Porostimur.com, Ternate – Jaringan Advokasi Tambang (JATAM) menyoroti kepemilikan Gubernur Maluku Utara, Sherly Tjoanda, atas lima perusahaan tambang yang tersebar di wilayah Malut. Kelima perusahaan ini diduga memberikan dampak lingkungan dan sosial yang signifikan bagi masyarakat setempat.
Sherly Tjoanda Miliki Saham Mayoritas di PT Bela Group
Berdasarkan laporan JATAM, lima perusahaan milik Sherly terdiri dari PT Karya Wijaya dan PT Bela Kencana (tambang nikel), PT Bela Sarana Permai (tambang pasir), serta PT Amazing Tabara dan PT Indonesia Mas Mulia (tambang emas).
Semua perusahaan ini berada di bawah naungan PT Bela Group, di mana Sherly tercatat memiliki 25,5 persen saham sekaligus menjabat sebagai direktur perusahaan.
Melky Nahar, Koordinator JATAM, menjelaskan bahwa kepemilikan saham mayoritas PT Karya Wijaya kini berada di tangan Gubernur, yakni 71 persen, sedangkan sisanya dibagi rata untuk tiga anaknya.
Perusahaan ini memiliki konsesi nikel seluas 500 hektare di Pulau Gebe sejak 2020, dengan konsesi tambahan 1.145 hektare pada 2025 di perbatasan Halmahera Timur dan Tengah.
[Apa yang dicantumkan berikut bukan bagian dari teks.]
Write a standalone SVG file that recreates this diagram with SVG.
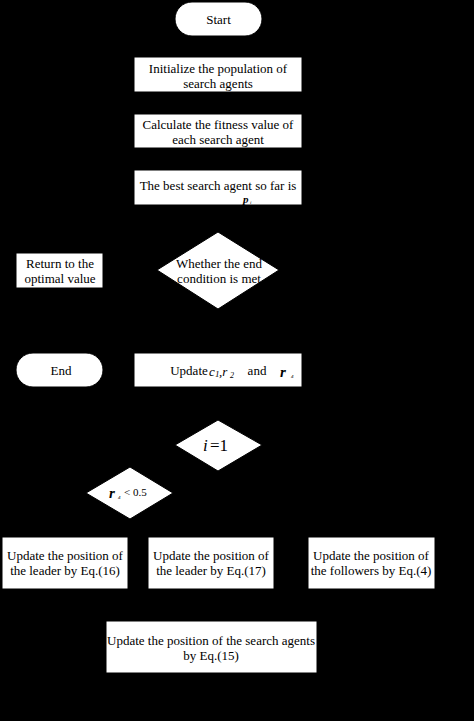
<svg xmlns="http://www.w3.org/2000/svg" width="474" height="721" viewBox="0 0 474 721">
<defs>
<marker id="arr" viewBox="0 0 10 10" refX="10" refY="5" markerWidth="6" markerHeight="6" orient="auto"><path d="M0,0 L10,5 L0,10 z" fill="#000"/></marker>
<style>
.n{fill:#fff;stroke:#000;stroke-width:1}
.t{font-family:"Liberation Serif","Times New Roman",serif;font-size:13px;fill:#000;text-anchor:middle}
.m{font-family:"Liberation Serif","Times New Roman",serif;font-style:italic;fill:#000}
.c{fill:none;stroke:#000;stroke-width:1;marker-end:url(#arr)}
</style>
</defs>
<rect x="0" y="0" width="474" height="721" fill="#000"/>
<g id="connectors">
<path class="c" d="M218,36 V57"/>
<path class="c" d="M218,92 V114"/>
<path class="c" d="M218,148 V170"/>
<path class="c" d="M218,205 V232"/>
<path class="c" d="M157,270 H103"/>
<path class="c" d="M60,288 V353"/>
<path class="c" d="M218,309 V353"/>
<path class="c" d="M218,387 V420"/>
<path class="c" d="M175,445 H130 V467"/>
<path class="c" d="M262,445 H371 V537"/>
<path class="c" d="M86,493 H65 V537"/>
<path class="c" d="M173,493 H211 V537"/>
<path class="c" d="M65,589 V605 H211 V621"/>
<path class="c" d="M211,589 V621"/>
<path class="c" d="M371,589 V605 H211"/>
<path class="c" d="M317,647 H450 V131 H302"/>
</g>
<g id="start"><rect class="n" x="175" y="2" width="87" height="34" rx="17"/><text class="t" x="218.5" y="24">Start</text></g>
<g id="init"><rect class="n" x="134" y="57" width="168" height="35"/><text class="t" x="218" y="73">Initialize the  population of</text><text class="t" x="218" y="88">search agents</text></g>
<g id="calc"><rect class="n" x="134" y="114" width="168" height="34"/><text class="t" x="218" y="129">Calculate the fitness value of</text><text class="t" x="218" y="144">each search agent</text></g>
<g id="best"><rect class="n" x="134" y="170" width="168" height="35"/><text class="t" x="218" y="190">The best search agent so far is</text><text class="m" x="243" y="203" font-size="11" font-weight="bold">p</text><text class="m" x="250" y="204" font-size="5">i</text></g>
<g id="cond"><polygon class="n" points="218,232 279,270 218,309 157,270"/><text class="t" x="219" y="268">Whether the end</text><text class="t" x="219" y="283">condition is met</text></g>
<g id="ret"><rect class="n" x="16" y="253" width="87" height="35"/><text class="t" x="60" y="268">Return to the</text><text class="t" x="60" y="283">optimal value</text></g>
<g id="end"><rect class="n" x="16" y="353" width="87" height="34" rx="17"/><text class="t" x="61" y="375">End</text></g>
<g id="update"><rect class="n" x="134" y="353" width="168" height="34"/><text class="t" x="189" y="375">Update</text><text class="m" x="209" y="376" font-size="13">c</text><text class="m" x="215" y="377" font-size="9">1</text><text class="m" x="219" y="376" font-size="13">,r</text><text class="m" x="230" y="378" font-size="8">2</text><text class="t" x="257" y="375">and</text><text class="m" x="280" y="377" font-size="15" font-weight="bold">r</text><text class="m" x="291" y="378" font-size="5">4</text></g>
<g id="i1"><polygon class="n" points="218,420 262,445 218,471 175,445"/><text class="m" x="203" y="451" font-size="17">i</text><text font-family="Liberation Serif,serif" font-size="17" x="210" y="451" fill="#000">=1</text></g>
<g id="r4"><polygon class="n" points="130,467 173,493 130,519 86,493"/><text class="m" x="109" y="498" font-size="15" font-weight="bold">r</text><text class="m" x="118" y="499" font-size="5">4</text><text font-family="Liberation Serif,serif" font-size="11" x="124" y="496" fill="#000">&lt; 0.5</text></g>
<g id="eq16"><rect class="n" x="2" y="537" width="126" height="52"/><text class="t" x="65" y="560">Update the position of</text><text class="t" x="65" y="575">the leader by Eq.(16)</text></g>
<g id="eq17"><rect class="n" x="148" y="537" width="126" height="52"/><text class="t" x="211" y="560">Update the position of</text><text class="t" x="211" y="575">the leader by Eq.(17)</text></g>
<g id="eq4"><rect class="n" x="308" y="537" width="127" height="52"/><text class="t" x="371" y="560">Update the position of</text><text class="t" x="371" y="575">the followers by Eq.(4)</text></g>
<g id="eq15"><rect class="n" x="106" y="621" width="211" height="52"/><text class="t" x="211" y="645">Update the position of the search agents</text><text class="t" x="211" y="660">by Eq.(15)</text></g>
</svg>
Dampak Lingkungan dan Kontroversi Konsesi

JATAM menyoroti dugaan pencemaran lingkungan akibat aktivitas PT Indonesia Mas Mulia di Pulau Bacan. Limbah tambang yang mengandung merkuri dan sianida diduga mencemari Sungai Sayoang, yang menjadi sumber air utama bagi masyarakat lokal. Masyarakat melaporkan perubahan warna dan bau air serta kerusakan pada lahan pertanian dan kebun warga.